Question

question_answer
Evaluate: $${{\left[ {{\left\{ {{\left( \frac{x}{y} \right)}^{-16}} \right\}}^{\frac{1}{2}}} \right]}^{\frac{3}{8}}}$$
A)
$${{\left( \frac{x}{y} \right)}^{2}}$$
B)
$${{\left( \frac{x}{y} \right)}^{3}}$$
C)
$${{\left( \frac{x}{y} \right)}^{\frac{3}{8}}}$$
D)
$${{\left( \frac{x}{y} \right)}^{4}}$$
E)
None of these

Answer

**step1** Understanding the problem structure

The problem asks us to evaluate a complex expression involving powers of a base $${{\left( \frac{x}{y} \right)}}$$. The expression is written with nested brackets and exponents: $${{\left[ {{\left\{ {{\left( \frac{x}{y} \right)}^{-16}} \right\}}^{\frac{1}{2}}} \right]}^{\frac{3}{8}}}$$
To simplify such an expression, we need to apply the property of exponents that states $$(a^m)^n = a^{m \times n}$$. This means when a power is raised to another power, we multiply the exponents.
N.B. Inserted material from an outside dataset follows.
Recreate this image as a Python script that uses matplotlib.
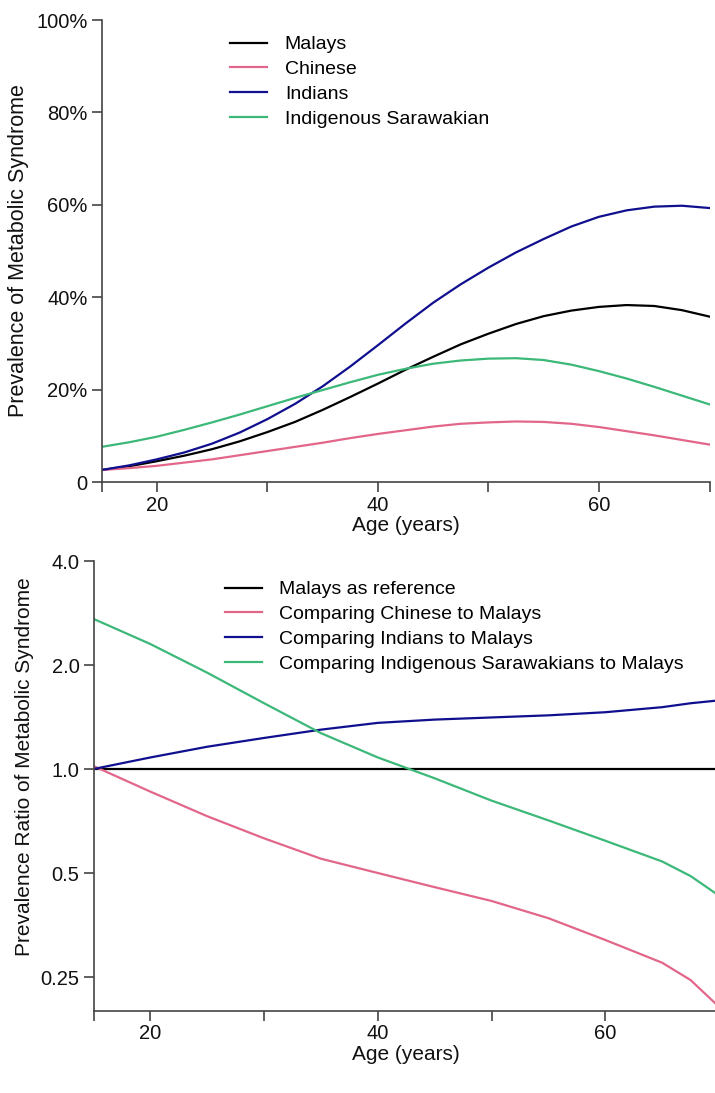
import matplotlib
matplotlib.use("Agg")
from matplotlib import pyplot as plt

plt.rcParams['font.family'] = ['Liberation Sans', 'DejaVu Sans']

# ages
age = [15, 17.5, 20, 22.5, 25, 27.5, 30, 32.5, 35, 37.5, 40, 42.5, 45,
       47.5, 50, 52.5, 55, 57.5, 60, 62.5, 65, 67.5, 70]

# prevalence (%) by ethnic group
malays = [2.6, 3.4, 4.5, 5.7, 7.1, 8.8, 10.8, 13.0, 15.6, 18.4, 21.3, 24.3, 27.1,
          29.8, 32.1, 34.2, 35.9, 37.1, 37.9, 38.3, 38.1, 37.2, 35.8]
chinese = [2.6, 3.0, 3.5, 4.2, 4.9, 5.8, 6.7, 7.6, 8.5, 9.5, 10.4, 11.2, 12.0,
           12.6, 12.9, 13.1, 13.0, 12.6, 11.9, 11.0, 10.1, 9.1, 8.1]
indians = [2.6, 3.6, 4.9, 6.4, 8.3, 10.7, 13.6, 16.9, 20.7, 25.0, 29.6, 34.3, 38.8,
           42.8, 46.4, 49.7, 52.6, 55.3, 57.4, 58.8, 59.6, 59.8, 59.3]
sarawak = [7.6, 8.6, 9.8, 11.3, 12.9, 14.6, 16.4, 18.2, 19.9, 21.6, 23.2, 24.5, 25.6,
           26.3, 26.7, 26.8, 26.4, 25.4, 24.0, 22.4, 20.6, 18.7, 16.8]

# prevalence ratios against Malays
age_r = [15, 20, 25, 30, 35, 40, 45, 50, 55, 60, 65, 67.5, 70]
pr_ref = [1.0] * len(age_r)
pr_chinese = [1.02, 0.86, 0.73, 0.63, 0.55, 0.50, 0.455, 0.415, 0.37, 0.32, 0.275, 0.245, 0.205]
pr_indians = [1.0, 1.08, 1.16, 1.23, 1.30, 1.36, 1.39, 1.41, 1.43, 1.46, 1.51, 1.55, 1.58]
pr_sarawak = [2.72, 2.3, 1.9, 1.55, 1.27, 1.08, 0.94, 0.81, 0.71, 0.62, 0.54, 0.49, 0.43]

top_labels = ['Malays', 'Chinese', 'Indians', 'Indigenous Sarawakian']
bottom_labels = ['Malays as reference', 'Comparing Chinese to Malays',
                 'Comparing Indians to Malays',
                 'Comparing Indigenous Sarawakians to Malays']
colors = ['black', '#e2668a', '#10108f', '#3cb878']

W, H = 715, 1093
fig = plt.figure(figsize=(W / 100, H / 100), dpi=100)


def style(ax):
    for s in ['top', 'right']:
        ax.spines[s].set_visible(False)
    for s in ['left', 'bottom']:
        ax.spines[s].set_color('#444444')
        ax.spines[s].set_linewidth(1.2)
    ax.tick_params(direction='out', length=7, width=1.2, color='#444444',
                   labelsize=14.5, labelcolor='#111111', pad=3)
    ax.set_xlim(15, 70)
    ax.set_xticks([15, 20, 30, 40, 50, 60, 70])
    ax.set_xticklabels(['', '20', '', '40', '', '60', ''])
    ax.set_xlabel('Age (years)', fontsize=15, color='#111111', labelpad=1)


# top panel
ax1 = fig.add_axes([101.5 / W, 1 - 482 / H, 608 / W, 462 / H])
for ys, c, lab in zip([malays, chinese, indians, sarawak], colors, top_labels):
    ax1.plot(age, [v / 100 for v in ys], color=c, lw=1.6, label=lab)
ax1.set_ylim(0, 1)
ax1.set_yticks([0, 0.2, 0.4, 0.6, 0.8, 1.0])
ax1.set_yticklabels(['0', '20%', '40%', '60%', '80%', '100%'])
ax1.set_ylabel('Prevalence of Metabolic Syndrome', fontsize=15.5, color='#111111')
ax1.yaxis.set_label_coords(-0.119, 0.5)
style(ax1)
ax1.legend(loc='upper left', bbox_to_anchor=(0.212, 0.966), frameon=False,
           fontsize=14, handlelength=1.9, handletextpad=0.9, labelspacing=0.37,
           borderaxespad=0, borderpad=0)

# bottom panel
ax2 = fig.add_axes([93.5 / W, 1 - 1010.5 / H, 625.5 / W, 449.5 / H])
for ys, c, lab in zip([pr_ref, pr_chinese, pr_indians, pr_sarawak], colors, bottom_labels):
    ax2.plot(age_r, ys, color=c, lw=1.6, label=lab)
ax2.set_yscale('log')
ax2.set_ylim(0.2, 4.0)
ax2.set_yticks([0.25, 0.5, 1.0, 2.0, 4.0])
ax2.set_yticklabels(['0.25', '0.5', '1.0', '2.0', '4.0'])
ax2.minorticks_off()
ax2.set_ylabel('Prevalence Ratio of Metabolic Syndrome', fontsize=15, color='#111111')
ax2.yaxis.set_label_coords(-0.095, 0.542)
style(ax2)
ax2.legend(loc='upper left', bbox_to_anchor=(0.21, 0.956), frameon=False,
           fontsize=14, handlelength=1.9, handletextpad=0.9, labelspacing=0.37,
           borderaxespad=0, borderpad=0)

fig.savefig('out.png', dpi=100)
We will work from the innermost power outwards.

**step2** Evaluating the innermost exponent

First, let's focus on the expression inside the curly braces: $${{\left\{ {{\left( \frac{x}{y} \right)}^{-16}} \right\}}^{\frac{1}{2}}}$$
Here, the base $${{\left( \frac{x}{y} \right)}}$$ is first raised to the power of $$-16$$, and then this whole result is raised to the power of $$\frac{1}{2}$$.
Applying the rule $$(a^m)^n = a^{m \times n}$$, we multiply the exponents $$-16$$ and $$\frac{1}{2}$$.
$$-16 \times \frac{1}{2} = -\frac{16}{2} = -8$$
So, the expression simplifies to $${{\left( \frac{x}{y} \right)}^{-8}}$$ after the first step of evaluation.
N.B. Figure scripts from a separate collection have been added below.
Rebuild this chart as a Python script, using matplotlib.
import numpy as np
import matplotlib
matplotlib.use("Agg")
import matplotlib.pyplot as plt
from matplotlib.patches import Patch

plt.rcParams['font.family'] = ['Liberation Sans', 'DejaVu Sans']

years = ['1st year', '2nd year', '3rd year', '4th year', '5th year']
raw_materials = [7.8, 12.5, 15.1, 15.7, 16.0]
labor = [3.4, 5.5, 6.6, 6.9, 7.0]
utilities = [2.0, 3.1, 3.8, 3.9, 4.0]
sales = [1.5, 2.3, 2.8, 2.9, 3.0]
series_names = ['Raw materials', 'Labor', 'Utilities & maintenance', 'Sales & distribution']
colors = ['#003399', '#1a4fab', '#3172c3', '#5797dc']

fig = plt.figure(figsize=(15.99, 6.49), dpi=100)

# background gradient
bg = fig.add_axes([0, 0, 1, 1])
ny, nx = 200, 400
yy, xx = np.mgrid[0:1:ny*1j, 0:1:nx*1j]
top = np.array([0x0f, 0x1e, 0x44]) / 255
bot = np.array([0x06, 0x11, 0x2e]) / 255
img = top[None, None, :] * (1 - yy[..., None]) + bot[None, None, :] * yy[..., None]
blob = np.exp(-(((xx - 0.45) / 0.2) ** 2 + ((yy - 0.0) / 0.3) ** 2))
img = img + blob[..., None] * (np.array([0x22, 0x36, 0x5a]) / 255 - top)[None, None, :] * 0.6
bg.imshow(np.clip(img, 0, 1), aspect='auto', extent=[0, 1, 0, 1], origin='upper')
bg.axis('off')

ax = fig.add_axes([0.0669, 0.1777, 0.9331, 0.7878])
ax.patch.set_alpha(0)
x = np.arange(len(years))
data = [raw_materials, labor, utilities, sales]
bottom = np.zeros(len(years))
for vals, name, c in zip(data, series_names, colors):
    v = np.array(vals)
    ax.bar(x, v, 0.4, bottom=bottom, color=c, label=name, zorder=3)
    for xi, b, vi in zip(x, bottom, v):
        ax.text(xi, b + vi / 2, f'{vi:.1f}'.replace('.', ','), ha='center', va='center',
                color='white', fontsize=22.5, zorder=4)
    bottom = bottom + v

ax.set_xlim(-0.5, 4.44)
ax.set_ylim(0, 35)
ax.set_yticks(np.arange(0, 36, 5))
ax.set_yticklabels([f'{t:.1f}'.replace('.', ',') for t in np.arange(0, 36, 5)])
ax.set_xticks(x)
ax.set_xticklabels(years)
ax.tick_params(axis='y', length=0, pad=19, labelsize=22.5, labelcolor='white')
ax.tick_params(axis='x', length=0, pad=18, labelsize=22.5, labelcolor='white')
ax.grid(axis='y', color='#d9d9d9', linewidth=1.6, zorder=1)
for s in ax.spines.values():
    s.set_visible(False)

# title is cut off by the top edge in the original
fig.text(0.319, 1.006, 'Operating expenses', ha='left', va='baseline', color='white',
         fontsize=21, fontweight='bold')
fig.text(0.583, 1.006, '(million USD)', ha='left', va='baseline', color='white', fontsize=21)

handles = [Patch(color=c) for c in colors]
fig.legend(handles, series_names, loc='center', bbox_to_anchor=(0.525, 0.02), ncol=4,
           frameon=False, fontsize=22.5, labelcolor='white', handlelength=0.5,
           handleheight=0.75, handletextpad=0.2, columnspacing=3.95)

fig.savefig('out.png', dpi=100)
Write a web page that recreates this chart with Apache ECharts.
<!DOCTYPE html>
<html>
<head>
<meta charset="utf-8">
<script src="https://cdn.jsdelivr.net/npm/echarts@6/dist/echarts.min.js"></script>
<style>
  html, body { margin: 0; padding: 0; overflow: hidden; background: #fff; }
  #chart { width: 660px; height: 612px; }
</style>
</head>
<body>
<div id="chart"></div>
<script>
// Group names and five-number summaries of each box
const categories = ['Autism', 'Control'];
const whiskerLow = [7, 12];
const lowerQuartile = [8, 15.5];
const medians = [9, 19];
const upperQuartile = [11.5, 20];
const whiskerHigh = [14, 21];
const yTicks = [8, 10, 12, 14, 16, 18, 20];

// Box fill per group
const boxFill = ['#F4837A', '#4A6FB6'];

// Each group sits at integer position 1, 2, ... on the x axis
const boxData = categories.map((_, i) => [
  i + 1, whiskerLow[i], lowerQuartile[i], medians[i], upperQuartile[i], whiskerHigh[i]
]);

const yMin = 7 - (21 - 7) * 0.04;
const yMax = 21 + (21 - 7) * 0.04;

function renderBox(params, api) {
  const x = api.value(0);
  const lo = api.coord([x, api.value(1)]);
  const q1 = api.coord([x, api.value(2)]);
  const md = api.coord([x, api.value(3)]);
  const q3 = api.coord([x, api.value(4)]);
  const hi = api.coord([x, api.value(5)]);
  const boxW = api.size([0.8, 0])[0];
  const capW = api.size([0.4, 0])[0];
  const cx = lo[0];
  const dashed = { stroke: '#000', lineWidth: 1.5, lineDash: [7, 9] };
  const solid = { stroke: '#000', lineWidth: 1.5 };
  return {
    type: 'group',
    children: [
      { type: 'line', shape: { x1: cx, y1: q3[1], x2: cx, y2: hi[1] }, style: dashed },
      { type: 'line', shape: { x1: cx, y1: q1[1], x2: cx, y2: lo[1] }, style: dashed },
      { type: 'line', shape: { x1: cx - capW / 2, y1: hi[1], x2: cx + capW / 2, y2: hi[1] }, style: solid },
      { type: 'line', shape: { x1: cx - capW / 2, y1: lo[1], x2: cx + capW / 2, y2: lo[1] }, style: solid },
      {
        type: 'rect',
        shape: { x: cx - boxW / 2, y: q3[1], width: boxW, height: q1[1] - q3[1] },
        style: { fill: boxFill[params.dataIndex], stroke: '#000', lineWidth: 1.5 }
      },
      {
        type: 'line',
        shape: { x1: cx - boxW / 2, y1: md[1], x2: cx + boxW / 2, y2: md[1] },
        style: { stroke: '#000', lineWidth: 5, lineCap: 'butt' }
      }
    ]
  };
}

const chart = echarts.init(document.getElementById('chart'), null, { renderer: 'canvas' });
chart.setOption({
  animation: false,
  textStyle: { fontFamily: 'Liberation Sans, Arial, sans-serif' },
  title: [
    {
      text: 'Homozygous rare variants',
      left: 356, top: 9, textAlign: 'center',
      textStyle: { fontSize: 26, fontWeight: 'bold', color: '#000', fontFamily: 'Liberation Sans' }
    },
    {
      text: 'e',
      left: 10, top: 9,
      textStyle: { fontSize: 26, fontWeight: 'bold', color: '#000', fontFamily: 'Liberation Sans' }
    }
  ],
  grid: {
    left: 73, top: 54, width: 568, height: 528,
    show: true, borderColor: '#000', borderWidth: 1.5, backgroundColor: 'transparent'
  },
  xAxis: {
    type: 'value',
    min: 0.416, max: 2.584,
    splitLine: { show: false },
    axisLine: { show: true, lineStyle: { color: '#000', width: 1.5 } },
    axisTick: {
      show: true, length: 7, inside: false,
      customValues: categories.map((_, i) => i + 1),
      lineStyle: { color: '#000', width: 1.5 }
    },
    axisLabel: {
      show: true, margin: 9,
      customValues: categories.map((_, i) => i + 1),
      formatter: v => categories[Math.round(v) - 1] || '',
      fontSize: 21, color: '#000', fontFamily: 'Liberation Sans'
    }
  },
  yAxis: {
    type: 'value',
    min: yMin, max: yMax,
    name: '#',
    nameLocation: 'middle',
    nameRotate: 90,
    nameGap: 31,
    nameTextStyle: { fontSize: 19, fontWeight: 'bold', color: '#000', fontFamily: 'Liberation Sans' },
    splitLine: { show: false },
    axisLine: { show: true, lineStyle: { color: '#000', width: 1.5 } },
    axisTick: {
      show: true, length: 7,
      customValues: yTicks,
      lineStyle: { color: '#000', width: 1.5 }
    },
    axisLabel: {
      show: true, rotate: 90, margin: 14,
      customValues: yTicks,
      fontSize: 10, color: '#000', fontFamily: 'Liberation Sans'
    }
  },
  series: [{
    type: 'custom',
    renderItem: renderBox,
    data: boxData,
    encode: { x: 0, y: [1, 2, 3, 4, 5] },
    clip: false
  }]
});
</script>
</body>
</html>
**step3** Evaluating the outermost exponent

Now, we take the simplified expression from the previous step, which is $${{\left( \frac{x}{y} \right)}^{-8}}$$, and raise it to the outermost power, which is $$\frac{3}{8}$$.
So, we have $${{\left[ {{\left( \frac{x}{y} \right)}^{-8}} \right]}^{\frac{3}{8}}}$$
Again, applying the rule $$(a^m)^n = a^{m \times n}$$, we multiply the exponents $$-8$$ and $$\frac{3}{8}$$.
$$-8 \times \frac{3}{8}$$
To perform this multiplication, we can write $$-8$$ as $$-\frac{8}{1}$$ and then multiply the numerators and the denominators:
$$-\frac{8}{1} \times \frac{3}{8} = -\frac{8 \times 3}{1 \times 8}$$
We can cancel out the common factor $$8$$ from the numerator and the denominator:
$$-\frac{\cancel{8} \times 3}{1 \times \cancel{8}} = -3$$
Therefore, the final simplified expression is $${{\left( \frac{x}{y} \right)}^{-3}}$$.
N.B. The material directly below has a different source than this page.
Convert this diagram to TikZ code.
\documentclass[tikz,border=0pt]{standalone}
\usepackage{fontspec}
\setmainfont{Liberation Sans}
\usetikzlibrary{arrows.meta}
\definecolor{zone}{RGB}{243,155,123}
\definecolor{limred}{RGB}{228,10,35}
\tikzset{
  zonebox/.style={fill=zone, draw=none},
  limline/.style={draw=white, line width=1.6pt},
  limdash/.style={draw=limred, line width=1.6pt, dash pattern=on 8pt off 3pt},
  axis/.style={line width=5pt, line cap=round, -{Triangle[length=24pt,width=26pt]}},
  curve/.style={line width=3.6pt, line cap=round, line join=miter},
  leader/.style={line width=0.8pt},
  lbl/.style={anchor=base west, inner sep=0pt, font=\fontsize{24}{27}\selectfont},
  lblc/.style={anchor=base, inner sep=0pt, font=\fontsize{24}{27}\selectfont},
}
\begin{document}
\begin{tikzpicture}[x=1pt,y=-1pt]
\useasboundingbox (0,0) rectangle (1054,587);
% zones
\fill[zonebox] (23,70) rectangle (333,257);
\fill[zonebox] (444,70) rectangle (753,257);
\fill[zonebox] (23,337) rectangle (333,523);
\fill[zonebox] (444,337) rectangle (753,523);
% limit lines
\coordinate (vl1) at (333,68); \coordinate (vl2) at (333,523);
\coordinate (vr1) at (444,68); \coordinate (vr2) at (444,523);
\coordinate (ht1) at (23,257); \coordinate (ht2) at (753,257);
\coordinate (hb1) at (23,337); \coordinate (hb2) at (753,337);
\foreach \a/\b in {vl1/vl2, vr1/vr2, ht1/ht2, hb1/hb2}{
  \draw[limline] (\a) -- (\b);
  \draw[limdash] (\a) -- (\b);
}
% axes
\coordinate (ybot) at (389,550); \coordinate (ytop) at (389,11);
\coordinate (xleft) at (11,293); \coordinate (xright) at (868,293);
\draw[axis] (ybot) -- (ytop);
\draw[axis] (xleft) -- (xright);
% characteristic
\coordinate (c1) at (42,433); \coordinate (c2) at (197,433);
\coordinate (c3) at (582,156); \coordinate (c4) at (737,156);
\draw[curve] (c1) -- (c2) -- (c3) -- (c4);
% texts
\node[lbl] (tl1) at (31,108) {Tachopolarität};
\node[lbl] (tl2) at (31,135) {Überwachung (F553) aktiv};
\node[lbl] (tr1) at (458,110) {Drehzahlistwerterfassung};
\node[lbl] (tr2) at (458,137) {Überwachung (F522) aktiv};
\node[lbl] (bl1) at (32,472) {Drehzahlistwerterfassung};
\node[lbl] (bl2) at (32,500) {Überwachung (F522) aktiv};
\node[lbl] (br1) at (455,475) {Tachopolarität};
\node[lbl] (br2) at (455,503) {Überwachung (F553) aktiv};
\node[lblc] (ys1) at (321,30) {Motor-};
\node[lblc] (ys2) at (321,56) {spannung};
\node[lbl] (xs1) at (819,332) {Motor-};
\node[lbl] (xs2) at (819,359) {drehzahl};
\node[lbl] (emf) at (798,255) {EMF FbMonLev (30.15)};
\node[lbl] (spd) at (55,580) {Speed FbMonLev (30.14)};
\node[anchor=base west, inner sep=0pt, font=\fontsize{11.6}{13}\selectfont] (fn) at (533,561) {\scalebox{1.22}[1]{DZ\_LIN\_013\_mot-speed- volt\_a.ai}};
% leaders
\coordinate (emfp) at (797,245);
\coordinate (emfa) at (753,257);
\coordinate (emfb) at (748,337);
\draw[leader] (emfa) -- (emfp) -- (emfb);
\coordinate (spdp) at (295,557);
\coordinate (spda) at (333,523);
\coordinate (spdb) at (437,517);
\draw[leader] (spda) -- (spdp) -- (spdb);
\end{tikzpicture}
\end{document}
**step4** Comparing the result with the given options

The evaluated form of the given expression is $${{\left( \frac{x}{y} \right)}^{-3}}$$.
Now, let's examine the provided options:
A) $${{\left( \frac{x}{y} \right)}^{2}}$$
B) $${{\left( \frac{x}{y} \right)}^{3}}$$
C) $${{\left( \frac{x}{y} \right)}^{\frac{3}{8}}}$$
D) $${{\left( \frac{x}{y} \right)}^{4}}$$
E) None of these
Our calculated result, $${{\left( \frac{x}{y} \right)}^{-3}}$$, does not match any of the options A, B, C, or D.
Thus, the correct choice is E) None of these.